Когда-нибудь труд критика и переводчика Ивана Ивановича Тхоржевского «Русская литература», вышедший в рассеянии двумя изданиями, станет настольной книгой всякого любящего русскую культуру человека. Пока же большинства наших соотечественников знает Ив.Ив. по переводам Хайяма, да вот по этому четырёхстишью:
Вот уже кончается дорога,
С каждым годом тоньше жизни нить.
Лёгкой жизни я просил у Бога,
Лёгкой смерти надо бы просить.
В журнале «Вестник Европы» за 1911 год встретил перевод Ив.Тхоржевского. Почитайте, соотечественники. Посмотрите, что потеряли. Найдите и восхититесь. Классической простотой и лазурной ясностью.
Дедал и Икар
(Из Овидия, с латинского подлинника)
Странник Дедал, заточенный на острове дальном,
Долго тоскою томился по светлым Афинам.
Бегством он бредил. И мысль озарила безумца:
«Все ли подвластно тюремщику злому? А небо?»
Небо! – и вот он увлекся невиданным делом:
Перья, одно к одному, подобрал, разложил их
Так, чтобы каждое новое было длиннее
(Как составляют свирель из неровных тростинок),
Крепкой связал их веревкой, спаял желтым воском –
Крылья готовы; он их изогнет, как у птицы.
Узник трудился, а рядом Икар шаловливый,
Чуждый и мысли, что шутит своею же смертью,
Трогал те перья, смотрел, как колеблет их ветер,
Мял теплый воск, забавляясь, и шумным весельем
Только мешал вдохновенной работе отцовской,
Вот уже крылья Дедал укрепил за плечами;
Вот развернул их; одним напряженным усильем,
Взмахом широким и смелым поднялся на воздух,
Крылья опять распластал – и поплыл по лазури.
К сыну вернувшись потом, он сказал ему:«Слушай!
Мы улетим. Только помни: во время полета
Не подлетай слишком близко ни к морю, ни к солнцу.

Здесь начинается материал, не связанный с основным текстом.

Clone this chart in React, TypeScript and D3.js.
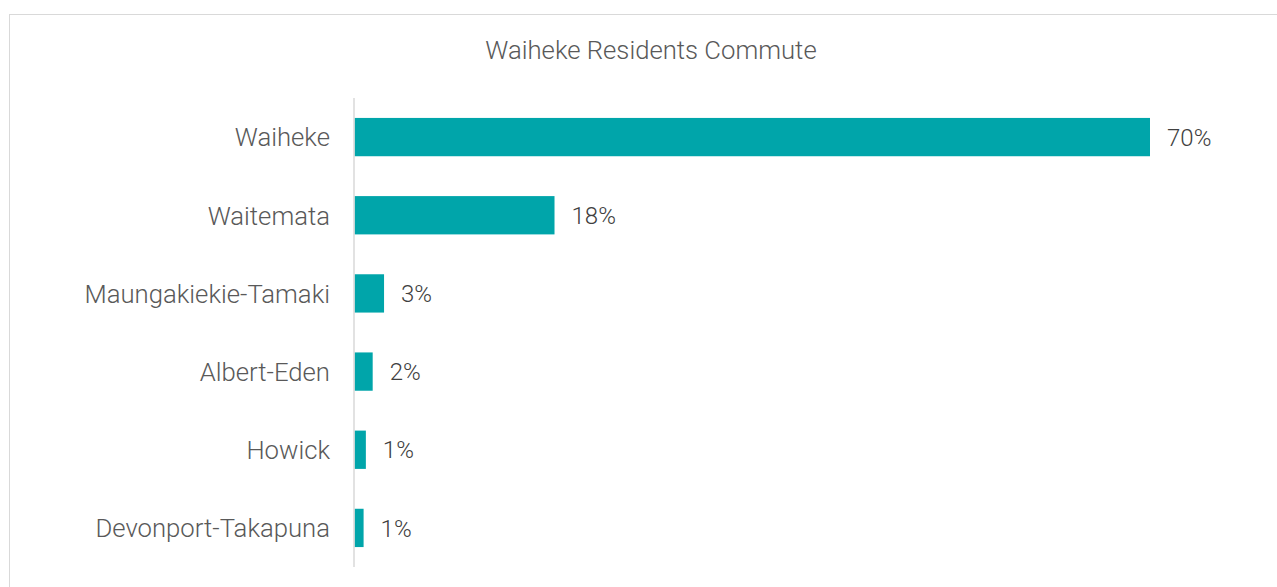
import React, { useEffect, useRef } from "react";
import * as d3 from "d3";

const categories = [
  "Waiheke",
  "Waitemata",
  "Maungakiekie-Tamaki",
  "Albert-Eden",
  "Howick",
  "Devonport-Takapuna",
];
const shares = [70, 17.6, 2.6, 1.6, 1.0, 0.8];
const chartTitle = "Waiheke Residents Commute";

const WIDTH = 1277;
const HEIGHT = 587;

const App: React.FC = () => {
  const svgRef = useRef<SVGSVGElement | null>(null);

  useEffect(() => {
    if (!svgRef.current) return;
    const svg = d3.select(svgRef.current);
    svg.selectAll("*").remove();

    const plot = { left: 354.5, right: 1150, top: 98, bottom: 567 };

    const x = d3
      .scaleLinear()
      .domain([0, 70])
      .range([plot.left, plot.right]);

    const y = d3
      .scaleBand<string>()
      .domain(categories)
      .range([plot.top, plot.bottom])
      .paddingInner(0.51)
      .paddingOuter(0.255);

    // chart border
    svg
      .append("rect")
      .attr("x", 9.5)
      .attr("y", 14.5)
      .attr("width", WIDTH + 20)
      .attr("height", HEIGHT + 20)
      .attr("fill", "#fff")
      .attr("stroke", "#d9d9d9")
      .attr("stroke-width", 1);

    svg
      .append("text")
      .attr("x", 651)
      .attr("y", 59)
      .attr("text-anchor", "middle")
      .attr("font-family", "Roboto, sans-serif")
      .attr("font-size", 25.7)
      .attr("font-weight", 300)
      .attr("fill", "#595959")
      .text(chartTitle);

    const rows = categories.map((c, i) => ({ name: c, value: shares[i] }));

    svg
      .append("g")
      .selectAll("rect")
      .data(rows)
      .enter()
      .append("rect")
      .attr("x", x(0))
      .attr("y", (d) => y(d.name)!)
      .attr("width", (d) => x(d.value) - x(0))
      .attr("height", y.bandwidth())
      .attr("fill", "#00a5aa");

    // category axis
    svg
      .append("line")
      .attr("x1", plot.left - 0.5)
      .attr("x2", plot.left - 0.5)
      .attr("y1", plot.top)
      .attr("y2", plot.bottom)
      .attr("stroke", "#d9d9d9")
      .attr("stroke-width", 1.5);

    svg
      .append("g")
      .selectAll("text")
      .data(rows)
      .enter()
      .append("text")
      .attr("x", 330)
      .attr("y", (d) => y(d.name)! + y.bandwidth() / 2)
      .attr("dy", "0.36em")
      .attr("text-anchor", "end")
      .attr("font-family", "Roboto, sans-serif")
      .attr("font-size", 25.7)
      .attr("font-weight", 300)
      .attr("fill", "#595959")
      .text((d) => d.name);

    // value labels
    svg
      .append("g")
      .selectAll("text")
      .data(rows)
      .enter()
      .append("text")
      .attr("x", (d) => x(d.value) + 17)
      .attr("y", (d) => y(d.name)! + y.bandwidth() / 2)
      .attr("dy", "0.36em")
      .attr("font-family", "Roboto, sans-serif")
      .attr("font-size", 24)
      .attr("font-weight", 300)
      .attr("fill", "#404040")
      .text((d) => `${Math.round(d.value)}%`);
  }, []);

  return (
    <div style={{ position: "absolute", left: 0, top: 0 }}>
      <svg ref={svgRef} width={WIDTH} height={HEIGHT} style={{ display: "block" }} />
    </div>
  );
};

export default App;
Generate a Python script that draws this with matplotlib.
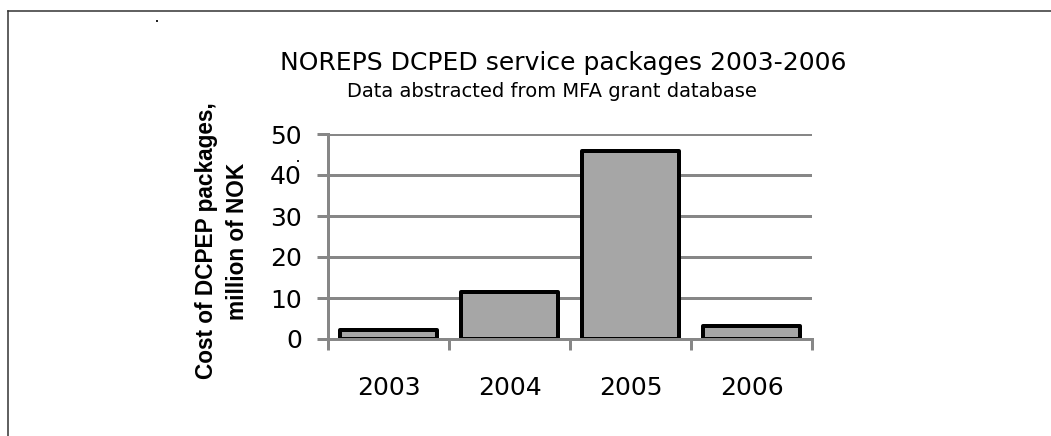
import matplotlib
matplotlib.use("Agg")
import matplotlib.pyplot as plt
from matplotlib.lines import Line2D
from matplotlib.patches import Rectangle

# ---- data ----
years = ["2003", "2004", "2005", "2006"]
costs = [2.2, 11.4, 45.8, 3.2]
y_ticks = [0, 10, 20, 30, 40, 50]

title = "NOREPS DCPED service packages 2003-2006"
subtitle = "Data abstracted from MFA grant database"
ylabel = "Cost of DCPEP packages,\nmillion of NOK"

W, H = 1051, 436
fig = plt.figure(figsize=(W / 100, H / 100), dpi=100)
fig.patch.set_facecolor("white")

grid_c = "#878787"
px = 0.72  # points per pixel at 100 dpi

left, right, top, bottom = 328, 812, 134, 339
ax = fig.add_axes([left / W, 1 - bottom / H, (right - left) / W, (bottom - top) / H])

x = list(range(len(years)))
ax.bar(x, costs, width=0.8, color="#A6A6A6", edgecolor="black",
       linewidth=4 * px, joinstyle="round", zorder=2)

ax.set_xlim(-0.5, len(years) - 0.5)
ax.set_ylim(0, 50)

ax.set_axisbelow(True)
ax.yaxis.grid(True, color=grid_c, linewidth=3 * px)
ax.xaxis.grid(False)

for s in ["top", "right"]:
    ax.spines[s].set_visible(False)
for s in ["left", "bottom"]:
    ax.spines[s].set_color(grid_c)
    ax.spines[s].set_linewidth(3 * px)
    ax.spines[s].set_zorder(3)

# y ticks
ax.set_yticks(y_ticks)
ax.set_yticklabels([str(v) for v in y_ticks])
ax.tick_params(axis="y", which="major", length=11 * px, width=3 * px,
               color=grid_c, labelsize=18, labelcolor="black", pad=15 * px)

# x ticks: boundaries (major, no labels), centers (minor, labels)
ax.set_xticks([i - 0.5 for i in range(len(years) + 1)])
ax.set_xticklabels([])
ax.set_xticks(x, minor=True)
ax.set_xticklabels(years, minor=True)
ax.tick_params(axis="x", which="major", length=11 * px, width=3 * px, color=grid_c)
ax.tick_params(axis="x", which="minor", length=0, labelsize=18,
               labelcolor="black", pad=37 * px)

# titles
fig.text(563 / W, 1 - 70 / H, title, ha="center", va="baseline",
         fontsize=18, color="black")
fig.text(552 / W, 1 - 97 / H, subtitle, ha="center", va="baseline",
         fontsize=14, color="black")

# y label
fig.text(222 / W, 1 - 241 / H, ylabel, rotation=90, ha="center", va="center",
         multialignment="center", fontsize=16.3, fontweight="bold",
         family="Liberation Sans", linespacing=1.4, color="black")

# outer frame (top and left edges)
frame_c = "#333333"
fig.add_artist(Line2D([8 / W, 1.0], [1 - 11.5 / H, 1 - 11.5 / H],
                      transform=fig.transFigure, color=frame_c, linewidth=1.1))
fig.add_artist(Line2D([8 / W, 8 / W], [1 - 11.5 / H, 0.0],
                      transform=fig.transFigure, color=frame_c, linewidth=1.1))

# small stray marks present in the reference image
fig.add_artist(Rectangle((156 / W, 1 - 22 / H), 2 / W, 1.5 / H,
                         transform=fig.transFigure, color="#222222", lw=0))
fig.add_artist(Rectangle((297 / W, 1 - 162 / H), 1.5 / W, 1.5 / H,
                         transform=fig.transFigure, color="#222222", lw=0))

fig.savefig("out.png", dpi=100, facecolor="white")
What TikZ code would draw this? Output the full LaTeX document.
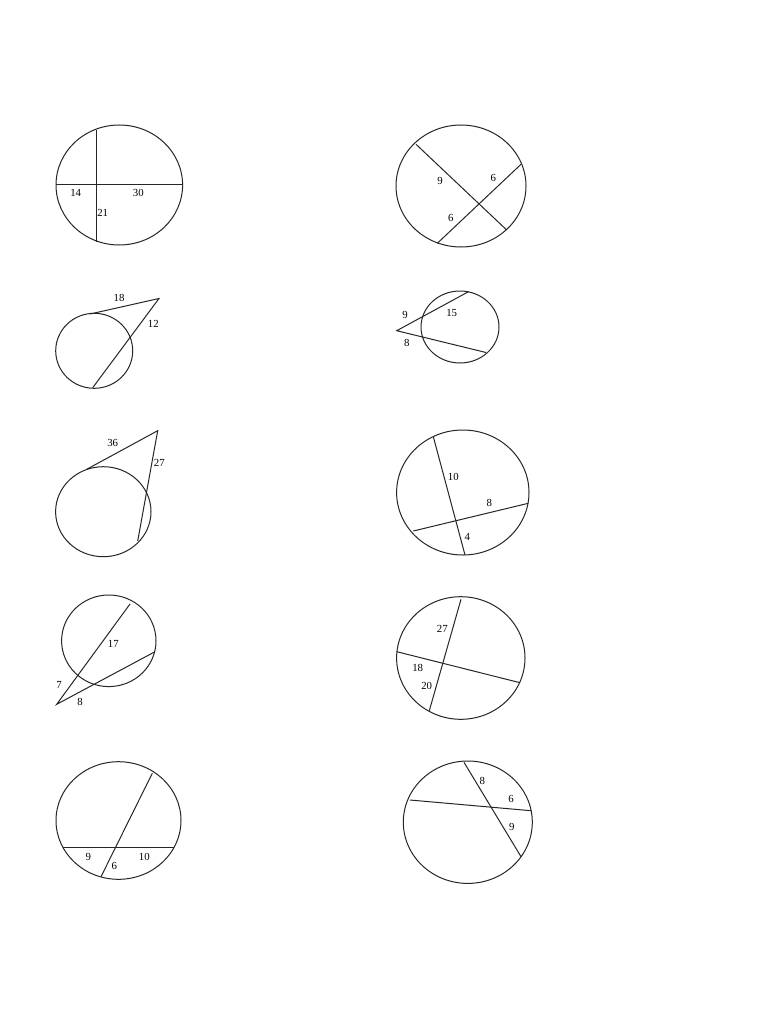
\documentclass[tikz,border=0pt]{standalone}
\usepackage{fontspec}
\setmainfont{Liberation Serif}
\begin{document}
\begin{tikzpicture}[x=1pt,y=-1pt,
  geo/.style={draw=black!85,line width=1pt},
  lbl/.style={inner sep=0pt,font=\fontsize{10.8}{12}\selectfont}]
\useasboundingbox[fill=white] (0,0) rectangle (768,1024);
% Figure 1
\draw[geo] (119.3,185) ellipse [x radius=63.3pt,y radius=60pt];
\draw[geo] (56,184.5) -- (182.6,184.5);
\draw[geo] (96.5,130.5) -- (96.5,241.5);
\node[lbl] (l1a) at (75.7,193.3) {14};
\node[lbl] (l1b) at (138.3,193.3) {30};
\node[lbl] (l1c) at (102.7,212.7) {21};
% Figure 2
\draw[geo] (461,186) ellipse [x radius=65pt,y radius=61pt];
\draw[geo] (416,144.3) -- (506.7,230);
\draw[geo] (437.3,243.3) -- (521,164.3);
\node[lbl] (l2a) at (440,181) {9};
\node[lbl] (l2b) at (493.3,178.3) {6};
\node[lbl] (l2c) at (450.7,217.7) {6};
% Figure 3
\draw[geo] (94.2,350.8) ellipse [x radius=38.5pt,y radius=37.5pt];
\coordinate (a3) at (159,298.5);
\draw[geo] (90,314) -- (a3) -- (92.7,387.7);
\node[lbl] (l3a) at (119,298) {18};
\node[lbl] (l3b) at (153.3,324.3) {12};
% Figure 4
\draw[geo] (460,327) ellipse [x radius=39pt,y radius=36pt];
\coordinate (a4) at (396.7,330.7);
\draw[geo] (468.3,291.8) -- (a4) -- (486,352.5);
\node[lbl] (l4a) at (405,315) {9};
\node[lbl] (l4b) at (451.7,313.3) {15};
\node[lbl] (l4c) at (406.7,343.3) {8};
% Figure 5
\draw[geo] (103.3,511.7) ellipse [x radius=47.7pt,y radius=45pt];
\coordinate (a5) at (157.7,430.7);
\draw[geo] (86.7,469.3) -- (a5) -- (137.7,541);
\node[lbl] (l5a) at (112.7,442.7) {36};
\node[lbl] (l5b) at (159.3,463.3) {27};
% Figure 6
\draw[geo] (462.8,492.5) ellipse [x radius=66.2pt,y radius=62.5pt];
\draw[geo] (433.3,436.7) -- (465,555);
\draw[geo] (413.3,531) -- (528.3,503.3);
\node[lbl] (l6a) at (453.3,477.3) {10};
\node[lbl] (l6b) at (489.3,503.3) {8};
\node[lbl] (l6c) at (467.3,536.7) {4};
% Figure 7
\draw[geo] (108.8,640.8) ellipse [x radius=47.2pt,y radius=45.8pt];
\coordinate (a7) at (56.7,704.3);
\draw[geo] (130,604) -- (a7) -- (155,651.7);
\node[lbl] (l7a) at (113.3,644) {17};
\node[lbl] (l7b) at (59,685) {7};
\node[lbl] (l7c) at (80,701.7) {8};
% Figure 8
\draw[geo] (460.8,658) ellipse [x radius=64.2pt,y radius=61.3pt];
\draw[geo] (461,599.3) -- (429.3,710.7);
\draw[geo] (396.8,651.7) -- (520,682.7);
\node[lbl] (l8a) at (442.3,629.3) {27};
\node[lbl] (l8b) at (417.7,668.3) {18};
\node[lbl] (l8c) at (426.7,686) {20};
% Figure 9
\draw[geo] (118.5,820.5) ellipse [x radius=62.5pt,y radius=58.8pt];
\draw[geo] (63.3,847.5) -- (174.3,847.5);
\draw[geo] (101,876.7) -- (152.3,773.3);
\node[lbl] (l9a) at (88.3,856.7) {9};
\node[lbl] (l9b) at (114.3,866) {6};
\node[lbl] (l9c) at (144.3,856.7) {10};
% Figure 10
\draw[geo] (467.8,822.2) ellipse [x radius=64.5pt,y radius=61.2pt];
\draw[geo] (464,762.3) -- (521,856.7);
\draw[geo] (410,800) -- (531,810.7);
\node[lbl] (l10a) at (482.3,781) {8};
\node[lbl] (l10b) at (511,799.3) {6};
\node[lbl] (l10c) at (511.7,826.7) {9};
\end{tikzpicture}
\end{document}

Следуй за мной; и неверною ночью над морем
Сам не ищи в небесах ни звезду Ориона,
Ни золотую Медведицу, - следуй за мною».
Сделал Дедал и Икару могучие крылья.
Долго его обучал он искусству полетов, -
Дивной, опасной науке! У старца катились
Слезы от счастья, и бледные руки дрожали.
Обнял он сына; и, в воздух с ним вместе поднявшись,
Сам вперед полетел, неуверен в Икаре,
Глядя назад, ободряя его, - так, как птицы
Учат впервые летать своих птенчиков малых.
Кто мог их видеть? Рыбак, запоздавший на ловле,
Или пастух, что стоял, опираясь на палку,
Видел – и думал: «Крылатые, вечные боги!»
Вот уже цепь островов позади. Вот налево
Остров Юноны – Самос, а направо – Калимна.
Тут, опьяненный полетом, Икар отделился.
К солнцу, один, полетел он, все выше и выше,
Ближе к палящим лучам …
Горе! Воск золотистый,
Гибкие перья скреплявший, на солнце растаял,
Крылья распались. Он машет одними руками, -
Гибнет Икар! Он стремительно падает в волны.
Крикнул: «Отец!» - тот не слышит, - упал и погиб он.
Но навсегда безыменному синему морю
Имя свое передал он, бессмертное имя!